Our debt is harmful to our country’s ability to act as an independent entity. Out of the $19.4 trillion owed by the U.S. more than $6 trillion, or 30%, is owned by foreign countries. China and Japan are the top two U.S. debt holders, at $1.2 trillion and $1.1 trillion respectively, as tracked by the U.S. Department of Treasury. “This puts us in a position where we don’t want to piss them off,” explains Dr. Axelrod. “Sometimes that may well require compromising our sovereignty. It constrains us… our ability to continue to do business is in the hands of foreign entities.” Chris Edwards, Director of Tax Policy Studies at the Cato Institute, adds that because we owe so much money to other countries, “two decades from now people working and paying taxes will be paying a growing share of those taxes to foreign creditors. GDP will be escaping the country.” This situation could also easily create economic instability; what if one of our credit holders decided to dump its treasury assets? The list of cascading implications would be dire, warns Edwards.

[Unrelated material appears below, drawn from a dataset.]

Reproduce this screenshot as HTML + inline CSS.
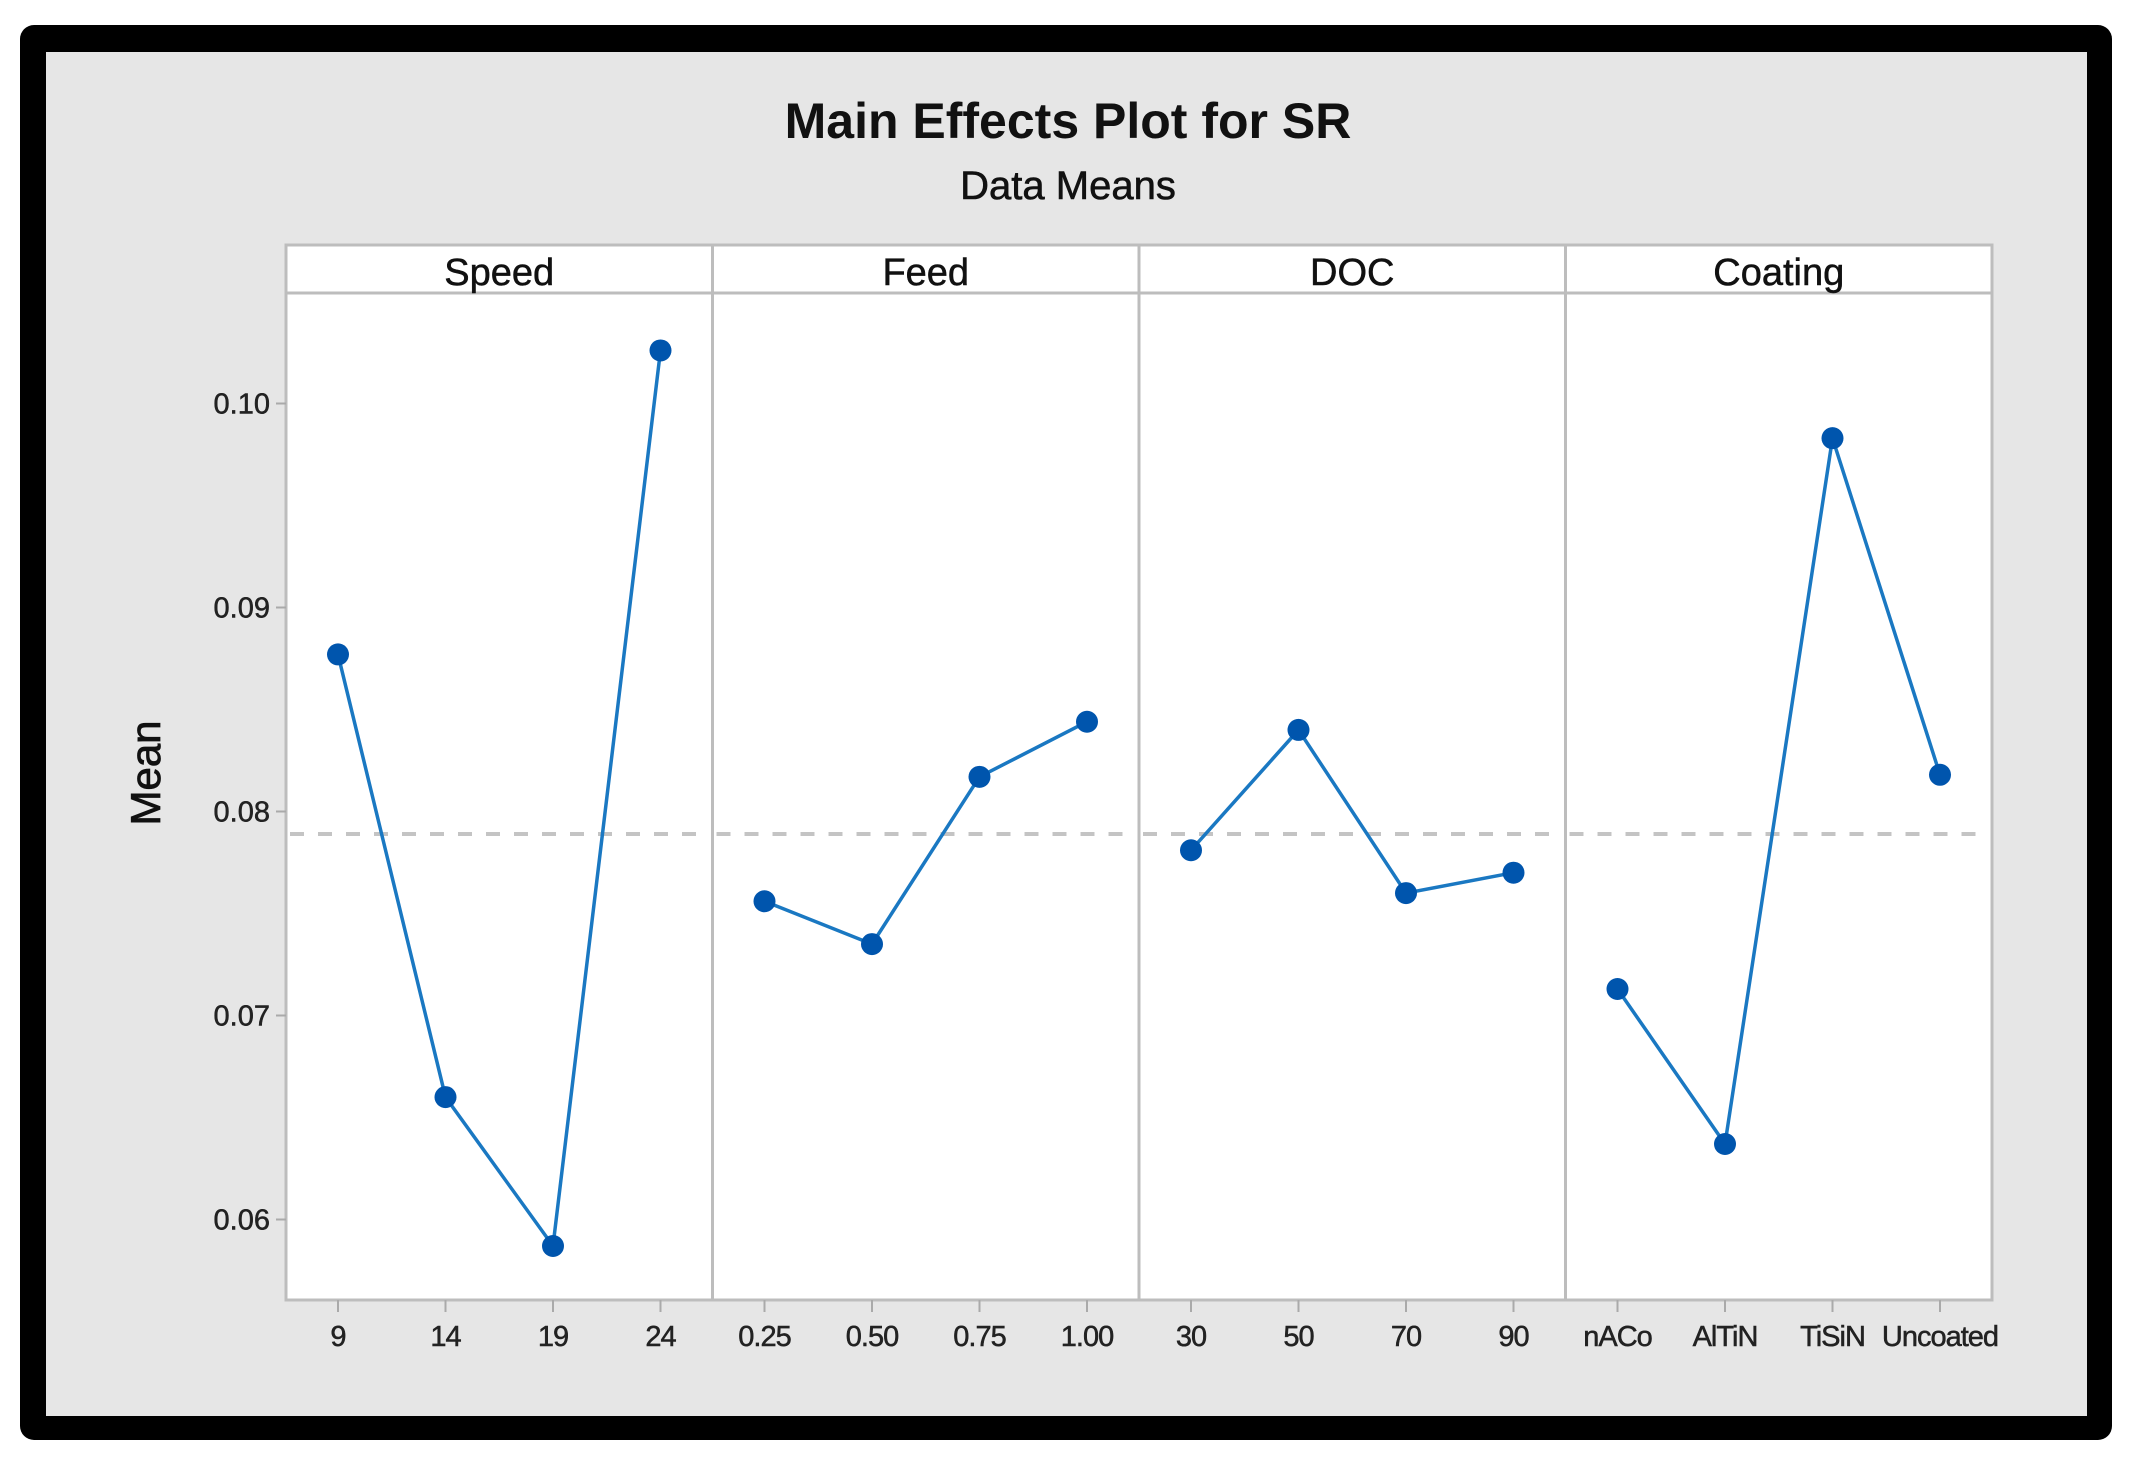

Not only are there problems at the federal level, Main Street is getting dinged as well. “When you talk about the national debt... It is really our debt as Americans,” Axelrod says. The larger the debt grows, the more money you will owe. Furthermore, a growing national debt will “shrink long-term economic growth” and decrease standards of living across the board, explains Nick Gillespie, editor-in-chief of Reason.com. Don’t forget the government also pays interest on that debt; while rates are low, the interest is manageable. However, the Federal Reserve is moving closer to raising interest rates. In an interview with FOX Business earlier this week, New York Federal Reserve President William Dudley said a hike could happen as early as September.
The Debt, Your Money, This Election
For as long as many of us can remember, our country has been in debt. While the U.S. has added $4.6 trillion in GDP over the past 10 years, it has added $10.9 trillion in debt over the same period. It has not always been this way. In fact, throughout the majority of American history the budget has been balanced. So it can be done, but do Clinton or Trump have the policies to do it? Axelrod says no, but thinks Hillary is headed in a better direction. “Hillary Clinton’s policies would not add a huge amount to the national debt… she has a certain amount of tax reform and a certain amount of tax increase, especially in the upper brackets, that would bring in sufficient revenue to at least keep the national debt in the $20 trillion range.”
As for Donald Trump’s revised plan? “As it currently is… the emphasis is on tax cuts across the board, including a break for the very poor and the lower middle class… and a huge break for the highest bracket. His revised plan would add $7-9.5 trillion to the debt,” Axelrod says.
Edwards agrees neither Trump nor Clinton’s proposals will shrink the debt. “I think both candidates are failing the American people on addressing the federal debt issue, which is perhaps the most crucial issue facing Americans in the future… Neither candidate is talking about it; it is an abdication of responsibility.”
What Needs to Be Done Now
The debt might be approaching $20 trillion but the situation is not hopeless. Axelrod says there are steps our country can take now to get back on the right track. These include; cutting spending, developing means tests for entitlement programs, reducing bureaucracy, eliminating unnecessary regulations and reforming the tax code. “If we can free up more money into the general economy, the general economy will become more productive and the government will become more productive.” A more productive government would also mean less debt for you. Until the U.S. starts working toward a solution, Edwards reminds us of one very important thing, “every dollar the government borrows now is a dollar future Americans won’t have.”